Print, exactly and with both ends included, the lines below that run from the one containing "Clone this chart in Bokeh." to the one containing "from bokeh.resources import INLINE". Pictures are omitted.

Source material:
☆ ☆ ☆

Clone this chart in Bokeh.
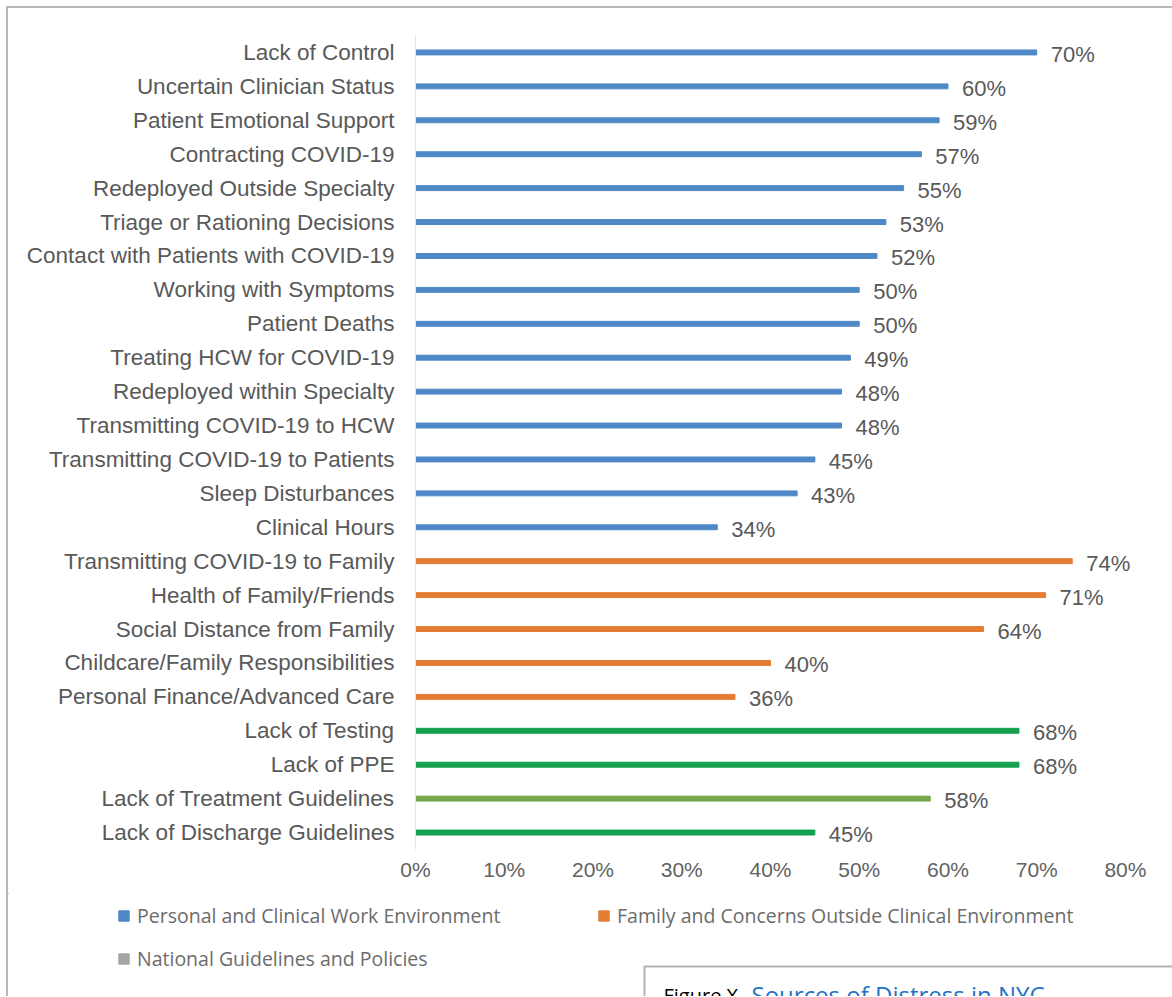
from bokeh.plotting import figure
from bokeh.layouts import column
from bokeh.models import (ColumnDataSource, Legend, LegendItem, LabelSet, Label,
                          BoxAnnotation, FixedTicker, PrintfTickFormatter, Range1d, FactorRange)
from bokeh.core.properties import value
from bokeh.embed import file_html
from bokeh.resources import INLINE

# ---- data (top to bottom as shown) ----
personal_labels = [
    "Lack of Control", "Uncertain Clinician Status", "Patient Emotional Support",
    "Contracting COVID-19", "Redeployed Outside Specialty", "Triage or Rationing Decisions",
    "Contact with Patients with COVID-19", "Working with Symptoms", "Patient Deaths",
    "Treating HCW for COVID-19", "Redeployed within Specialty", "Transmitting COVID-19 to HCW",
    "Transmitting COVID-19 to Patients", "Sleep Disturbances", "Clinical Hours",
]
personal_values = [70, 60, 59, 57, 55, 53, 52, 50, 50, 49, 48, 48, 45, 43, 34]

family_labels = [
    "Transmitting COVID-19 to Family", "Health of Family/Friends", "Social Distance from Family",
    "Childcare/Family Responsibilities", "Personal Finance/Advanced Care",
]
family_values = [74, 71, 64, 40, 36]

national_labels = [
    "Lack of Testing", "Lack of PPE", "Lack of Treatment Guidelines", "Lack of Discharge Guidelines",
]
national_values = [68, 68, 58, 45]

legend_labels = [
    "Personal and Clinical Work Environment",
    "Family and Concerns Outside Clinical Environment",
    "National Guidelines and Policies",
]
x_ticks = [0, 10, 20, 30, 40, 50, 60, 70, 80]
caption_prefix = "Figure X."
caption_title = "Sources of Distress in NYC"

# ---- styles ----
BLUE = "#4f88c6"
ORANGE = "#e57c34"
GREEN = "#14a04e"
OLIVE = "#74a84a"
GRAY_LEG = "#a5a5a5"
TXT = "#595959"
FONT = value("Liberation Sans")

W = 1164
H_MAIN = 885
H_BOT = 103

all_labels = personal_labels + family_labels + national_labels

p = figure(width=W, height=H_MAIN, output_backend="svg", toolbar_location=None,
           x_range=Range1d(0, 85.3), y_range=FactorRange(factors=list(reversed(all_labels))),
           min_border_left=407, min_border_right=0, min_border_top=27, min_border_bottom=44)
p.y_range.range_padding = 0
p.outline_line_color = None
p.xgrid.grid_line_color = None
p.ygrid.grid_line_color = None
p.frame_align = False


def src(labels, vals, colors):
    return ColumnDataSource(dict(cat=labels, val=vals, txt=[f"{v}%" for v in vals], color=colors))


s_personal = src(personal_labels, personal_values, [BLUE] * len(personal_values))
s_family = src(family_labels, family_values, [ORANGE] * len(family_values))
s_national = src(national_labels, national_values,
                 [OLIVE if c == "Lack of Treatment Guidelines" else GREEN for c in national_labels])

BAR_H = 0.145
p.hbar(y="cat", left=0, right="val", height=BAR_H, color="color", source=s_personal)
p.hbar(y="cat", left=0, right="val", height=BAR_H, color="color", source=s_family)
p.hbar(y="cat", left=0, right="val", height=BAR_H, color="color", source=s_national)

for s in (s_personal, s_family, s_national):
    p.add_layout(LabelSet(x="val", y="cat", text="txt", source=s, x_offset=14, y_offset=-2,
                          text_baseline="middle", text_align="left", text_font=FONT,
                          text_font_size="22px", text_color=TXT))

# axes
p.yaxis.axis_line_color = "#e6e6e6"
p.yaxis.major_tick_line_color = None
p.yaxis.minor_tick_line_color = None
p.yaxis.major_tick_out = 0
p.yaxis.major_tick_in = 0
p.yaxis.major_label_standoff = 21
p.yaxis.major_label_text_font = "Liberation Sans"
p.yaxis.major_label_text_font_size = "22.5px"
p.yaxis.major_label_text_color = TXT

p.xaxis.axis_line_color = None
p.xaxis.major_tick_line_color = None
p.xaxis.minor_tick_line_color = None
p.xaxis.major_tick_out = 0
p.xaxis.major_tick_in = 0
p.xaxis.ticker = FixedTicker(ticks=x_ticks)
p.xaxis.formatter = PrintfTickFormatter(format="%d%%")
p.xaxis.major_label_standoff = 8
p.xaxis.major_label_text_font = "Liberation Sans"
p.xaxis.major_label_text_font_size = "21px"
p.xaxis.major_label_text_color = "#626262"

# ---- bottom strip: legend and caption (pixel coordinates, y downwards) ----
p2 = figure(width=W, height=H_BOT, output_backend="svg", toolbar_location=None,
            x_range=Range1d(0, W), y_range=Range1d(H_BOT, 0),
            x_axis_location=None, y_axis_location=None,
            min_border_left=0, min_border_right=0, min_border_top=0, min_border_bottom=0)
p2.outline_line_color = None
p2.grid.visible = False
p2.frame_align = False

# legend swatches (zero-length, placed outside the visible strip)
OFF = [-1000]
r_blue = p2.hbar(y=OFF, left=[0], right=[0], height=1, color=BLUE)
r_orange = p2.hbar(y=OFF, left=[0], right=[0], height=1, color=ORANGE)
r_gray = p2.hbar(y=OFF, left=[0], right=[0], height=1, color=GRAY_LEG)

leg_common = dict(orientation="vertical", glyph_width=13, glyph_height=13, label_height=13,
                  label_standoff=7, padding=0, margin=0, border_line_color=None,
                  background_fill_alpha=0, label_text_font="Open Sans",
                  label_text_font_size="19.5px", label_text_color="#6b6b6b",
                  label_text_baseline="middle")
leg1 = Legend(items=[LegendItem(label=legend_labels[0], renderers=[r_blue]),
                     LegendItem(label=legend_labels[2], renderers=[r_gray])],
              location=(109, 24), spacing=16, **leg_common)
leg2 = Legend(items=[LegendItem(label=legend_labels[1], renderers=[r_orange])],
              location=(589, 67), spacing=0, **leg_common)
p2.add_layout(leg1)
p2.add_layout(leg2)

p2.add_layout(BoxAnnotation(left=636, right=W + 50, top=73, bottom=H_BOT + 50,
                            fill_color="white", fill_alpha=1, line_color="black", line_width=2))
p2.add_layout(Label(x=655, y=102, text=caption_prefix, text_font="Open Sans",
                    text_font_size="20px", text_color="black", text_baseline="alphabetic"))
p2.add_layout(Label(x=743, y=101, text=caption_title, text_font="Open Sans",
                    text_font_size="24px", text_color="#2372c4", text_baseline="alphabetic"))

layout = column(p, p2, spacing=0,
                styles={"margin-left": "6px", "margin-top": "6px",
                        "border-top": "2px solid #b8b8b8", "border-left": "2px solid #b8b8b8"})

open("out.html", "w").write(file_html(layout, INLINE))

☆ ☆ ☆

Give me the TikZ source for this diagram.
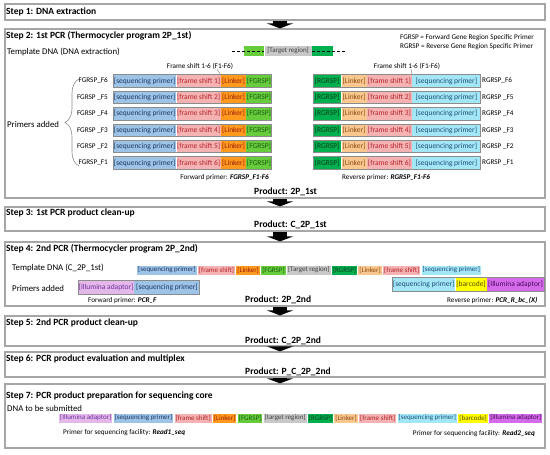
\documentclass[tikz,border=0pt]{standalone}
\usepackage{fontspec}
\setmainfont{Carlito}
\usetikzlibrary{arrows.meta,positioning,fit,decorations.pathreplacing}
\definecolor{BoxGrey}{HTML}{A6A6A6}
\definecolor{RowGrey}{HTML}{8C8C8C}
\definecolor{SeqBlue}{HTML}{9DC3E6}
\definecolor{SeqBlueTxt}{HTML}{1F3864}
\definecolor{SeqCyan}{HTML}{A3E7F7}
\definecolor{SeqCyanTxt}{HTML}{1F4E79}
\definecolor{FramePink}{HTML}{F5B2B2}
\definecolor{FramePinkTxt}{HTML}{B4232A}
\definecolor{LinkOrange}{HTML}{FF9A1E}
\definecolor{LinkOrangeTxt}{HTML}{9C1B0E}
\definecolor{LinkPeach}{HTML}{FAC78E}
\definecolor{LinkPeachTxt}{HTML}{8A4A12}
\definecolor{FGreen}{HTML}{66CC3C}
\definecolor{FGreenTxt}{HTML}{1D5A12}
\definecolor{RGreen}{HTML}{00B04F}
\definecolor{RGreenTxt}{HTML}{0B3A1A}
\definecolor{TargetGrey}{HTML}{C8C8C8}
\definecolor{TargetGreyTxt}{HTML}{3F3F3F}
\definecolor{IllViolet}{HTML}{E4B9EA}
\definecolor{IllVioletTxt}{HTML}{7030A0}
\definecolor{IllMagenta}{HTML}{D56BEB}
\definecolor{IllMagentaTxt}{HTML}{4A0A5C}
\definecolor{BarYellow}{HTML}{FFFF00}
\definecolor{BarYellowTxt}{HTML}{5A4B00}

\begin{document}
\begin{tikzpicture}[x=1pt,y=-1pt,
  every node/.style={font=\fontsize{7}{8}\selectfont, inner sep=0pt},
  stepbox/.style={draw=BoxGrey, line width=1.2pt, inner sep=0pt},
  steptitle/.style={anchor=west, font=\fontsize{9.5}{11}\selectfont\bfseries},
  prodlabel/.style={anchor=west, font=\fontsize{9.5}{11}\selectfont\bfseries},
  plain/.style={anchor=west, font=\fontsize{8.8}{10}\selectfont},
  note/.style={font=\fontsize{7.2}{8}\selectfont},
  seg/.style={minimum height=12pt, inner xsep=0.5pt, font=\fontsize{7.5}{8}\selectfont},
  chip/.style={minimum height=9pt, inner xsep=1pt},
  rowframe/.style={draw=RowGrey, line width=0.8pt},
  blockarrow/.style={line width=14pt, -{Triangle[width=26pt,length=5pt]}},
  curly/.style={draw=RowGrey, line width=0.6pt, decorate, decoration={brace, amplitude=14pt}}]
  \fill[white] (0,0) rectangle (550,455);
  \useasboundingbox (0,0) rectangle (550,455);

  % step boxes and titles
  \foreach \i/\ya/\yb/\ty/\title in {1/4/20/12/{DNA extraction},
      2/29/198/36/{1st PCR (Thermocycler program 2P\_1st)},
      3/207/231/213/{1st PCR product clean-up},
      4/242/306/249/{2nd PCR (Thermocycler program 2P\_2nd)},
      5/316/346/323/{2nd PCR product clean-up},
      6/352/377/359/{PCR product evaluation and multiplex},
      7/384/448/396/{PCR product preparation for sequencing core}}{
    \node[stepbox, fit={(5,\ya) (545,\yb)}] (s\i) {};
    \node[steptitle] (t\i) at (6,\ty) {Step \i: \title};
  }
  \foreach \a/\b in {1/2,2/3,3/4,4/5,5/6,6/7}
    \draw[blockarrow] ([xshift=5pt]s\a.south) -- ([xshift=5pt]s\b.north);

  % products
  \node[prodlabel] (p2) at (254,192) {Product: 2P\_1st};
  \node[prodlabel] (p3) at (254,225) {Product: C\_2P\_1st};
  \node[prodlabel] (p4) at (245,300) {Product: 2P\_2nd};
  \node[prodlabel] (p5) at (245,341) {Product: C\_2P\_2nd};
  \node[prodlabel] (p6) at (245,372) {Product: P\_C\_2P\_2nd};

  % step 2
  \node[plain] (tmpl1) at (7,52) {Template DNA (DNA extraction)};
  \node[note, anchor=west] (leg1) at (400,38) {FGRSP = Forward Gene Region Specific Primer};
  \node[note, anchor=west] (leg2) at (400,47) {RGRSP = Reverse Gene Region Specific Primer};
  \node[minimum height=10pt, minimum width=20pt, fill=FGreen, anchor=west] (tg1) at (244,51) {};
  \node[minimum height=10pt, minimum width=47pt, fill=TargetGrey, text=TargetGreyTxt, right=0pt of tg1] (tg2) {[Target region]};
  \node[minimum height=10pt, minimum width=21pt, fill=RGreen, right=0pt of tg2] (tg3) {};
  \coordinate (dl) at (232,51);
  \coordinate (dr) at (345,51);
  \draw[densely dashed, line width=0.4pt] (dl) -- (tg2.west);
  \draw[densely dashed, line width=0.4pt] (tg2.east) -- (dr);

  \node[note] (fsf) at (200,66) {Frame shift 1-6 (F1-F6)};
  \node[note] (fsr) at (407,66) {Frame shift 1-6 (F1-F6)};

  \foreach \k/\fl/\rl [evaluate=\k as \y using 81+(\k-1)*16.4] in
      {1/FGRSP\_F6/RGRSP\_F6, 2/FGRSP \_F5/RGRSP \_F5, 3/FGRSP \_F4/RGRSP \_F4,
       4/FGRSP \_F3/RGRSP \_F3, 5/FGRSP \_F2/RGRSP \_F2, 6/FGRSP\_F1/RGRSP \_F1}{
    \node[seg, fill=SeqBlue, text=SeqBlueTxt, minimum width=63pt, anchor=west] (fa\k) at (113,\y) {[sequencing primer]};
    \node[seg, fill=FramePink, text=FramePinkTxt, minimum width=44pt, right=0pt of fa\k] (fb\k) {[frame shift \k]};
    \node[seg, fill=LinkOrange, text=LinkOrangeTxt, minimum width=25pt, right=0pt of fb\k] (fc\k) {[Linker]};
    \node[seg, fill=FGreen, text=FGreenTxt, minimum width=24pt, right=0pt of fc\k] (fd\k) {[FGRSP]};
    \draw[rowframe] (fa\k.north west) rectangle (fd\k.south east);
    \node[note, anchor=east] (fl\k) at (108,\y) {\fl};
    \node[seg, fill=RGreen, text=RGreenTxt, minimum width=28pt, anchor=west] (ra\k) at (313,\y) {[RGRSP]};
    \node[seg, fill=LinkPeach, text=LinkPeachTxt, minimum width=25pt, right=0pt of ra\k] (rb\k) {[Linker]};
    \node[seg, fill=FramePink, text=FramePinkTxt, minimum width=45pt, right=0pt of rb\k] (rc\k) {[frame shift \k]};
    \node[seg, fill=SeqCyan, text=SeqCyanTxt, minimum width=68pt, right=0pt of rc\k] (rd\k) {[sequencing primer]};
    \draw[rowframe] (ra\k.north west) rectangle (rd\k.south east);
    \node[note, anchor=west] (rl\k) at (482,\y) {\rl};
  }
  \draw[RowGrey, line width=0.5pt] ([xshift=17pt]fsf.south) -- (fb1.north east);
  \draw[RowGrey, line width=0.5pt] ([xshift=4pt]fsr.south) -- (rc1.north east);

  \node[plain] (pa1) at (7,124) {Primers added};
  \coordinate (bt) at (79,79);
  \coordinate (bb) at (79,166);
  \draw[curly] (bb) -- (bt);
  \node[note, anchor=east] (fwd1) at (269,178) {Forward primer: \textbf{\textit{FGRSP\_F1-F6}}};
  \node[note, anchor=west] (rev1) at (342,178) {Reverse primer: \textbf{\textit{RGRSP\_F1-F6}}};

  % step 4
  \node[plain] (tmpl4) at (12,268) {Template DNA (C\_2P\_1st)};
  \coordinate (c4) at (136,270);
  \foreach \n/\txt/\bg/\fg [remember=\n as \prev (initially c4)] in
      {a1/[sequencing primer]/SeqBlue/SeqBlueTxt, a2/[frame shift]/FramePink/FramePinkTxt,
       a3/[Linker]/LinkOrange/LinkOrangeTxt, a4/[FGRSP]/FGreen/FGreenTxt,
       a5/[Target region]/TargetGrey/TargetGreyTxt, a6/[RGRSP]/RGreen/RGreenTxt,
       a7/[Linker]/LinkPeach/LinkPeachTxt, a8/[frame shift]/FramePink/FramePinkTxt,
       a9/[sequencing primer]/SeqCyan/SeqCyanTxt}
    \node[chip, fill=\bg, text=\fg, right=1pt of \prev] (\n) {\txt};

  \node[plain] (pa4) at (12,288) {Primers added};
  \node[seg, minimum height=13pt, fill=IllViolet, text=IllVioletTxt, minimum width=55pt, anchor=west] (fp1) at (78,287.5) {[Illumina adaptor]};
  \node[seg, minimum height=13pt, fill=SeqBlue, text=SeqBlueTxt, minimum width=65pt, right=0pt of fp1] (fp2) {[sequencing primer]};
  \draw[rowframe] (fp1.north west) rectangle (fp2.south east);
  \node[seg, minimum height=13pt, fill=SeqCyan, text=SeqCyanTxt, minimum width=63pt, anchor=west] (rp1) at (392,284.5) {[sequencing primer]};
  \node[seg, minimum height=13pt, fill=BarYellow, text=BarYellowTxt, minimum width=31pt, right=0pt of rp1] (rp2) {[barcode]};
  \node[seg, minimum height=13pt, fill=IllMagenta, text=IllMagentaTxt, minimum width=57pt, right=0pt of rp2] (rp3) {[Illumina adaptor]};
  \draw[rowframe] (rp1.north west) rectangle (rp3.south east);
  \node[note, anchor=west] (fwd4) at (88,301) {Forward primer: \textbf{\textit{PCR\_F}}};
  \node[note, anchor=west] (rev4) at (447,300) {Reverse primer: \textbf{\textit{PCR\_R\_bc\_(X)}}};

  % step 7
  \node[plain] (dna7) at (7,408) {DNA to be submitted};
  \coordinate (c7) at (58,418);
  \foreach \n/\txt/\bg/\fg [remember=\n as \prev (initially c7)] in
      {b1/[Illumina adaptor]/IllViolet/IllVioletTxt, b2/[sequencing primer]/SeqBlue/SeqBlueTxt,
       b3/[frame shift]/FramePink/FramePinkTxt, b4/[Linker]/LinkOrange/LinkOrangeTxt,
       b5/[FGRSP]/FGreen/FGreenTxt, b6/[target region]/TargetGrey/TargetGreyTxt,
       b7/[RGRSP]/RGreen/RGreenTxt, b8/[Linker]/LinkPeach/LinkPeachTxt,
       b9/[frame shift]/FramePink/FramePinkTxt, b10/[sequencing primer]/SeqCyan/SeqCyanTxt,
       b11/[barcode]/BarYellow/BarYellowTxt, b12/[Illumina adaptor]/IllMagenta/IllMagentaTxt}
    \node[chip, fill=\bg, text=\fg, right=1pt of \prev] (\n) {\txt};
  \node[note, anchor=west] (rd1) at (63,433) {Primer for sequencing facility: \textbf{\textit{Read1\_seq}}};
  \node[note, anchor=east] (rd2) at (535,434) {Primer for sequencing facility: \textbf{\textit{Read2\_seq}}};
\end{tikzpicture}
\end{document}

☆ ☆ ☆

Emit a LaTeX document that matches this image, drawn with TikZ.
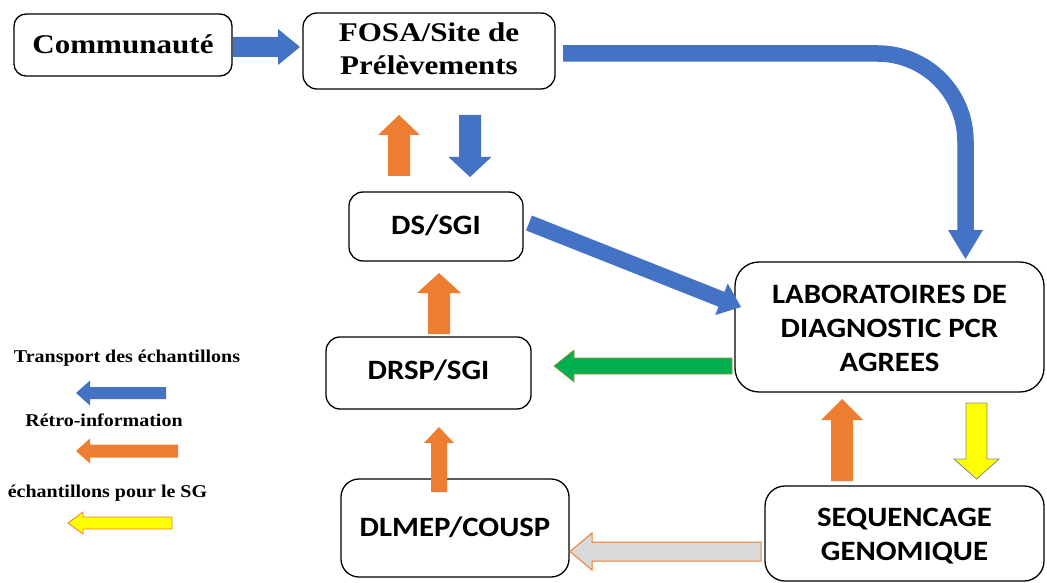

☆ ☆ ☆

Response to this exercise:
Clone this chart in Bokeh.
from bokeh.plotting import figure
from bokeh.layouts import column
from bokeh.models import (ColumnDataSource, Legend, LegendItem, LabelSet, Label,
                          BoxAnnotation, FixedTicker, PrintfTickFormatter, Range1d, FactorRange)
from bokeh.core.properties import value
from bokeh.embed import file_html
from bokeh.resources import INLINE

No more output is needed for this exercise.